Secrets to Nailing Your S&P 500 Timing
Knowing the best hours is one thing; executing within them is another. Here are a few hard-won tips from my 20 years of watching these charts.
- The First & Last Hour Rule: The most significant volume and price action consistently occur during the first hour of the U.S. open (9:30 AM – 10:30 AM EST) and the last hour of the session (3:00 PM – 4:00 PM EST). The open sets the tone, and the close is when institutions settle their books, often causing decisive moves.
- My Biggest Mistake: Trading the Lunchtime Lull. When I was starting out, I’d force trades between 12:00 PM and 2:00 PM EST. This is the “dead zone.” Volume dries up as traders in New York go to lunch and London has closed. The market chops around with no clear direction. It’s a recipe for frustration and small, unnecessary losses. Avoid it.
- Know Your Economic Calendar: Think of major economic data releases as adding a powerful spice to the market. Key reports like the Non-Farm Payrolls (NFP), Consumer Price Index (CPI), and FOMC meetings are scheduled in advance. These events, typically at 8:30 AM or 2:00 PM EST, inject massive volatility. Plan around them—either by staying out or by having a specific strategy to trade the reaction.
- Mondays & Fridays Have Personalities: Mondays can sometimes be slower as the market digests weekend news and finds its footing.

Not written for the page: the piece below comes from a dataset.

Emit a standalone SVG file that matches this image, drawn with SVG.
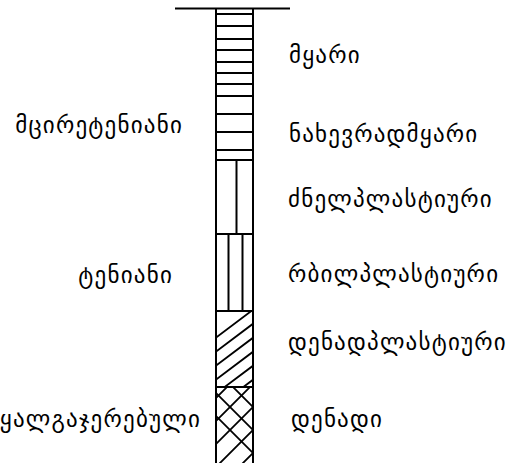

Fridays can be highly volatile, especially in the afternoon, due to weekly options expiration and traders closing positions before the weekend. Acknowledge this weekly rhythm in your planning.
Frequently Asked Questions
What is the absolute best single hour to trade the S&P 500?
If I had to pick just one, it would be 9:30 AM to 10:30 AM EST. The U.S. market open provides a powerful combination of high volume and clear directional momentum that is unmatched by any other time of day.
Do these prime times apply to S&P 500 futures (ES) and ETFs (SPY) alike?
Yes, absolutely. The underlying driving forces of liquidity and volatility from the major market sessions affect the entire S&P 500 complex, whether you are trading the futures contract, an ETF like SPY, or options on them.
How do U.S. holidays affect these trading times?
On U.S. market holidays, the S&P 500 cash market is closed. On days surrounding holidays, like the day after Thanksgiving, volume is typically much lower, and the prime trading windows may be less reliable. Always check the market calendar.
Can I be a successful S&P 500 trader outside these prime hours?
While possible, it’s much more difficult. The market outside the Golden Hours often lacks clear direction and has lower liquidity, leading to more erratic price movements and higher transaction costs (slippage). Focusing on the prime times gives you a statistical edge.